In conclusion, BCE's business model is resilient and protected by a formidable, though weakening, moat. The company's scale and entrenched customer base provide a stable foundation. However, its long-term durability is challenged by a technological disadvantage in its wireline network and a high debt load of ~4.8x net debt to EBITDA, which restricts its financial flexibility. While the business is not in immediate danger, it is a mature company struggling to maintain its edge against more agile and technologically advanced competitors, leading to a cautious outlook on its long-term resilience.

Factor Analysis

  • Customer Loyalty And Service Bundling

    Pass

    BCE's massive scale and effective service bundling create high switching costs for its customers, which is a core strength of its competitive moat.

    BCE is a master of the service bundle, integrating wireless, internet, TV, and home phone services into single packages. This strategy is highly effective at creating a "sticky" customer base, as the hassle and potential loss of promotional pricing make it difficult for customers to switch providers. With a leading 33% national wireless subscriber market share, BCE has a massive base of customers to whom it can cross-sell additional services, reinforcing this advantage. This scale is a significant moat component that protects its revenue streams.

    However, this strength is not absolute. Competitors like TELUS consistently earn higher marks for customer service, which can slowly erode loyalty over time. More pressingly, the national expansion of Quebecor's Freedom Mobile as a low-cost provider threatens to disrupt the market by offering compelling standalone prices that could encourage customers to unbundle their services. While BCE's bundling strategy is currently a major strength and a cornerstone of its business, it cannot afford to be complacent as competitors attack its base on both service quality and price.

  • Network Quality And Geographic Reach

    Fail

    BCE's network has immense reach, but it lags key competitor TELUS in fiber-optic penetration, placing it at a significant technological disadvantage.

    A telecom company's primary asset is its network, and on this front, BCE's position is mixed. Its network footprint is vast, covering most of the Canadian population. However, the quality of that network is a critical weakness when compared to its main rival, TELUS. TELUS has aggressively invested in fiber-to-the-home (FTTH), now covering over 85% of its broadband footprint with superior fiber technology. BCE, by contrast, operates a mixed network that still relies heavily on older, slower copper technology in many areas. This puts BCE at a disadvantage in selling higher-speed, more reliable internet services, which are increasingly important to consumers.

    While BCE is investing heavily in fiber upgrades, it is playing a game of catch-up. This technological gap is a significant vulnerability. A superior network allows a competitor to attract and retain higher-value customers and command premium prices. As BCE's network is demonstrably inferior to that of TELUS in terms of fiber penetration, it fails this crucial test of competitive advantage.

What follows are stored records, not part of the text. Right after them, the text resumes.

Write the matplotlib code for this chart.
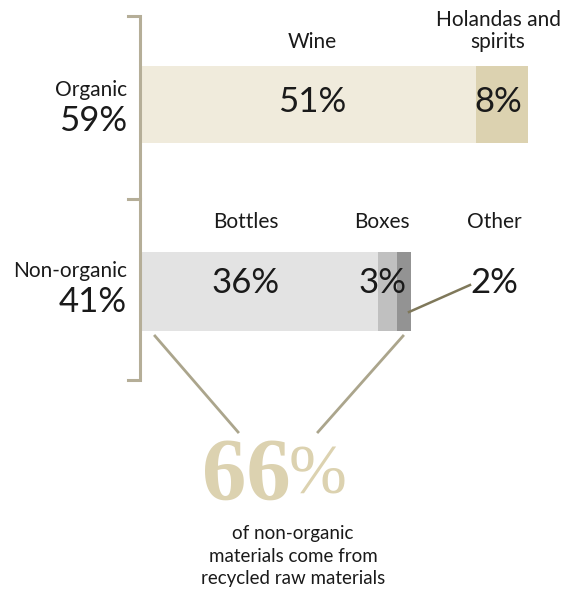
import matplotlib.pyplot as plt

plt.rcParams['font.family'] = ['Lato', 'DejaVu Sans']

# composition of materials (%)
groups = ['Organic', 'Non-organic']
group_totals = ['59%', '41%']
organic_labels = ['Wine', 'Holandas and\nspirits']
organic_values = [51, 8]
organic_colors = ['#f0ebdc', '#dcd2b0']
nonorganic_labels = ['Bottles', 'Boxes', 'Other']
nonorganic_values = [36, 3, 2]
nonorganic_colors = ['#e3e3e3', '#c0c0c0', '#939393']
recycled_share = 66
recycled_text = 'of non-organic\nmaterials come from\nrecycled raw materials'

W, H = 564, 593
BAR_X0 = 142
PX_PER_PCT = 6.55

fig = plt.figure(figsize=(W / 100, H / 100), dpi=100)
fig.patch.set_facecolor('white')

# bar axes: x in percent, y in pixel rows
total = sum(organic_values) + sum(nonorganic_values)
bax = fig.add_axes([BAR_X0 / W, 0, total * PX_PER_PCT / W, 1])
bax.set_xlim(0, total)
bax.set_ylim(H, 0)
bax.axis('off')
bax.set_zorder(1)

# overlay axes in pixel units for text and lines
ax = fig.add_axes([0, 0, 1, 1])
ax.set_xlim(0, W)
ax.set_ylim(H, 0)
ax.axis('off')
ax.patch.set_alpha(0)
ax.set_zorder(2)

rows = [(104.5, 77, organic_values, organic_colors),
        (291.5, 79, nonorganic_values, nonorganic_colors)]
for yc, hgt, vals, cols in rows:
    left = 0
    for v, c in zip(vals, cols):
        bax.barh(yc, v, left=left, height=hgt, color=c, edgecolor='none')
        left += v

txt = '#1a1a1a'
LAB = 15
PCT = 25
# group labels
ax.text(127, 90, groups[0], ha='right', va='center', fontsize=LAB, color=txt)
ax.text(127, 121, group_totals[0], ha='right', va='center', fontsize=PCT, color=txt)
ax.text(127, 271, groups[1], ha='right', va='center', fontsize=LAB, color=txt)
ax.text(127, 302, group_totals[1], ha='right', va='center', fontsize=PCT, color=txt)

# segment labels
org_x = [312, 498]
ax.text(org_x[0], 42, organic_labels[0], ha='center', va='center', fontsize=LAB, color=txt)
ax.text(org_x[1], 31, organic_labels[1], ha='center', va='center', fontsize=LAB,
        color=txt, linespacing=1.1)
for x, v in zip(org_x, organic_values):
    ax.text(x, 102, f'{v}%', ha='center', va='center', fontsize=PCT, color=txt)

non_x = [246, 382, 494]
for x, lab, v in zip(non_x, nonorganic_labels, nonorganic_values):
    ax.text(x, 222, lab, ha='center', va='center', fontsize=LAB, color=txt)
    ax.text(x, 283, f'{v}%', ha='center', va='center', fontsize=PCT, color=txt)

# bracket
br = '#b5ae98'
ax.plot([128, 140, 140, 128], [16, 16, 380, 380], color=br, lw=2.2,
        solid_joinstyle='miter')
ax.plot([128, 140], [199, 199], color=br, lw=2.2)

# leader lines
ax.plot([409, 470], [312, 285], color='#7f785a', lw=1.8)
ax.plot([155, 238], [336, 432], color='#aba58c', lw=2)
ax.plot([403, 318], [336, 432], color='#aba58c', lw=2)

# highlight figure
gold = '#dcd2b0'
serif = ['Liberation Serif', 'DejaVu Serif']
ax.text(291, 477, f'{recycled_share}', ha='right', va='center', fontsize=64,
        fontweight='bold', family=serif, color=gold)
ax.text(289, 477, '%', ha='left', va='center', fontsize=50,
        family=serif, color=gold)
ax.text(293, 556, recycled_text, ha='center', va='center', fontsize=13.5,
        color=txt, linespacing=1.38)

fig.savefig('out.png', dpi=100)
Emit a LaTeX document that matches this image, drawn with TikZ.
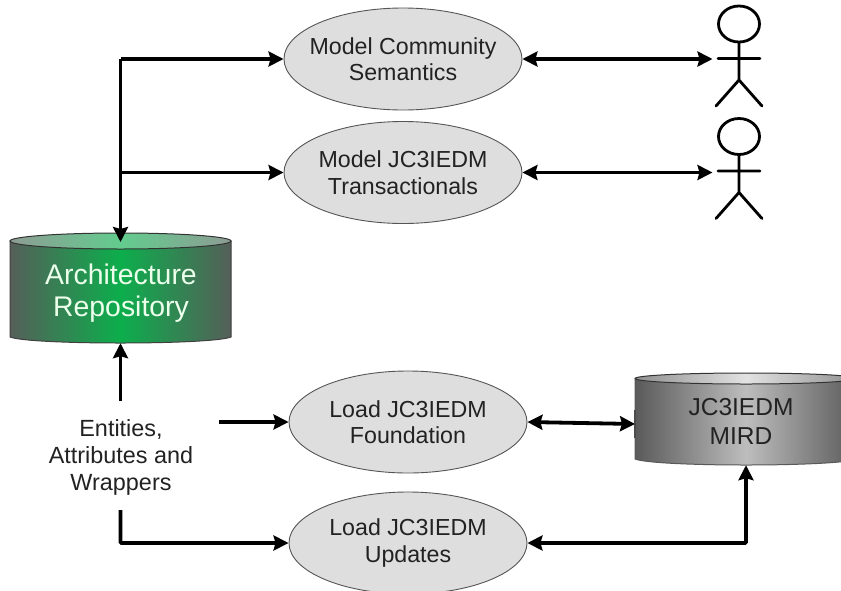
\documentclass[tikz,border=0pt]{standalone}
\usepackage{fontspec}
\setmainfont{Liberation Sans}
\usetikzlibrary{shapes.geometric,arrows.meta,calc}
\definecolor{ellfill}{HTML}{DEDEDE}
\definecolor{ellline}{HTML}{555555}
\definecolor{txt}{HTML}{222222}
\definecolor{gEdge}{HTML}{555F59}
\definecolor{gMid}{HTML}{0CAE4C}
\definecolor{gTopEdge}{HTML}{8E9C94}
\definecolor{gTopMid}{HTML}{62CC8E}
\definecolor{sEdge}{HTML}{5A5A5A}
\definecolor{sMid}{HTML}{BDBDBD}
\definecolor{sTopEdge}{HTML}{909090}
\definecolor{sTopMid}{HTML}{E2E2E2}
\tikzset{
  usecase/.style={ellipse,draw=ellline,line width=0.9pt,fill=ellfill,minimum width=238pt,minimum height=102pt,
    inner xsep=-20pt,inner ysep=0pt,align=center,text=txt,font=\fontsize{23.2}{26.5}\selectfont},
  conn/.style={line width=3.8pt,draw=black,-{Stealth[length=15pt,width=15pt,inset=2pt]}},
  connboth/.style={line width=3.8pt,draw=black,{Stealth[length=15pt,width=15pt,inset=2pt]}-{Stealth[length=15pt,width=15pt,inset=2pt]}},
  actorline/.style={line width=2.8pt,draw=black,line cap=round},
  actorhead/.style={ellipse,draw=black,line width=2.8pt,fill=white,minimum width=41pt,minimum height=36pt,inner sep=0pt},
  repo/.style={minimum width=221pt,minimum height=110pt,inner sep=0pt,align=center},
}
\begin{document}
\begin{tikzpicture}[x=1pt,y=-1pt]
\useasboundingbox (0,0) rectangle (841,590);
\clip (0,0) rectangle (841,590);

% cylinders
\path[left color=gEdge,right color=gEdge,middle color=gMid,draw=black!75,line width=1pt]
  (10,241) -- (10,337) .. controls (30,345) and (211,345) .. (231,337) -- (231,241) -- cycle;
\path[left color=gTopEdge,right color=gTopEdge,middle color=gTopMid,draw=black!80,line width=1pt]
  (120.5,241) ellipse [x radius=110.5,y radius=8];
\node[repo] (arch) at (120.5,288) {};
\node[text=white!92!green,font=\fontsize{28.4}{31.5}\selectfont,align=center,inner sep=0pt] (archlabel) at (121,293) {Architecture\\Repository};
\coordinate (archtop) at (120.5,242);

\path[left color=sEdge,right color=sEdge,middle color=sMid,draw=black!65,line width=1pt]
  (635,379) -- (635,459) .. controls (655,467) and (837,467) .. (857,459) -- (857,379) -- cycle;
\path[left color=sTopEdge,right color=sTopEdge,middle color=sTopMid,draw=black!80,line width=1pt]
  (746,378.5) ellipse [x radius=111,y radius=5.5];
\node[repo,minimum height=92pt] (mird) at (746,419) {};
\node[text=txt,font=\fontsize{24.5}{29}\selectfont,align=center,inner sep=0pt] (mirdlabel) at (741,421) {JC3IEDM\\MIRD};
\draw[line width=1.4pt,black!70] (635,410) -- (635,438);

% use cases
\node[usecase] (mcs) at (403,59) {Model Community\\Semantics};
\node[usecase] (mjt) at (403,172.5) {Model JC3IEDM\\Transactionals};
\node[usecase] (ljf) at (408,422) {Load JC3IEDM\\Foundation};
\node[usecase] (lju) at (408,543) {Load JC3IEDM\\Updates};

% entities
\node[align=center,text=txt,inner sep=0pt,font=\fontsize{23.4}{27}\selectfont] (ent) at (121,457) {Entities,\\Attributes and\\Wrappers};

% actors
\node[actorhead] (head1) at (739,24) {};
\coordinate (arm1w) at (718,58.5);
\coordinate (arm1e) at (760,58.5);
\coordinate (hip1) at (739,80);
\coordinate (foot1w) at (716,106);
\coordinate (foot1e) at (762,106);
\draw[actorline] (head1.south) -- (hip1) (arm1w) -- (arm1e) (foot1w) -- (hip1) -- (foot1e);
\coordinate (act1) at (712.5,59);

\node[actorhead] (head2) at (739,136.5) {};
\coordinate (arm2w) at (718,171);
\coordinate (arm2e) at (760,171);
\coordinate (hip2) at (739,192.5);
\coordinate (foot2w) at (716,218.5);
\coordinate (foot2e) at (762,218.5);
\draw[actorline] (head2.south) -- (hip2) (arm2w) -- (arm2e) (foot2w) -- (hip2) -- (foot2e);
\coordinate (act2) at (712.5,172.5);

% connectors
\coordinate (corner) at (120.5,59);
\coordinate (branch) at (120.5,172.5);
\draw[conn] (corner) -- (archtop);
\draw[conn] (corner) -- (mcs.west);
\draw[conn] (branch) -- (mjt.west);
\draw[connboth] (mcs.east) -- (act1);
\draw[connboth] (mjt.east) -- (act2);

\coordinate (entup) at (120.5,401);
\coordinate (entright) at (219,422);
\coordinate (entdown) at (120.5,510);
\coordinate (mirdleft) at (635,424);
\draw[conn] (entup) -- (arch.south);
\draw[conn] (entright) -- (ljf.west);
\draw[conn,rounded corners=1pt] (entdown) |- (lju.west);
\draw[connboth] (ljf.east) -- (mirdleft);
\draw[connboth,rounded corners=1pt] (lju.east) -| (mird.south);
\end{tikzpicture}
\end{document}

  • Scale And Operating Efficiency

    Fail

    While BCE benefits from massive economies of scale that produce stable margins, its operational efficiency is severely undermined by a dangerously high debt load.

    On the surface, BCE's scale translates into stable operating margins, typically around 21-22%, which are in line with peers like TELUS. This demonstrates a baseline of operational efficiency in managing its vast network and customer base. However, a deeper look at its financial structure reveals a major weakness. The company's balance sheet is heavily leveraged, with a net debt to EBITDA ratio of approximately 4.8x.

    This level of debt is significantly higher than that of its key domestic and US competitors. For example, TELUS operates at ~4.0x, Quebecor at ~3.5x, and Comcast at a much healthier ~2.5x. This high leverage is a sign of capital inefficiency and creates significant financial risk. It limits BCE's ability to invest in growth, respond to competitive threats, and sustainably support its dividend without taking on even more debt. The stable margins are positive, but they are overshadowed by the risks posed by the over-leveraged balance sheet.

  • Pricing Power And Revenue Per User

    Fail

    BCE's historical pricing power is eroding due to intensifying competition and a lack of clear service differentiation, resulting in stagnant revenue growth.

    As part of a long-standing oligopoly, BCE has historically enjoyed significant pricing power, allowing it to raise prices regularly to drive revenue growth. Average Revenue Per User (ARPU) is a key metric in this industry, and the ability to increase it is a sign of a strong moat. However, BCE's ability to continue flexing this muscle is now in question. The company's overall revenue growth has slowed to a crawl, in the low single-digit range of 1-3% annually, suggesting that ARPU growth is minimal.

    This stagnation is driven by two key factors. First, its network is not universally superior, making it difficult to justify premium pricing against competitors like TELUS who offer faster fiber speeds. Second, the Canadian government has actively encouraged more competition, leading to the emergence of Quebecor's Freedom Mobile as a national low-cost alternative. This new competition directly targets the incumbents' pricing structures. With limited ability to upsell on technology and facing new price-based competition, BCE's pricing power appears weak, limiting its future growth prospects.

  • Local Market Dominance

    Pass

    BCE maintains a dominant and entrenched market position in Canada's most populous regions, which serves as a powerful, albeit regionally contested, competitive advantage.

    BCE's most durable advantage is its leadership position in Central and Atlantic Canada. In Ontario, Canada's largest market, the Bell brand is deeply entrenched and holds a commanding market share in both wireline and wireless services. This regional dominance creates localized economies of scale in marketing, network maintenance, and customer service. Nationally, its position is also strong, with a leading 33% market share in the crucial wireless segment.

    However, this leadership is not absolute across all its core territories. In Quebec, its second-largest market, BCE is the challenger to Quebecor, which holds a leading internet market share of 42%. In Western Canada, BCE faces stiff competition from TELUS and a newly enlarged Rogers. Despite these regional battles, BCE's overall position as the incumbent leader in the country's economic heartland provides a massive and stable customer base that is difficult for any competitor to dislodge.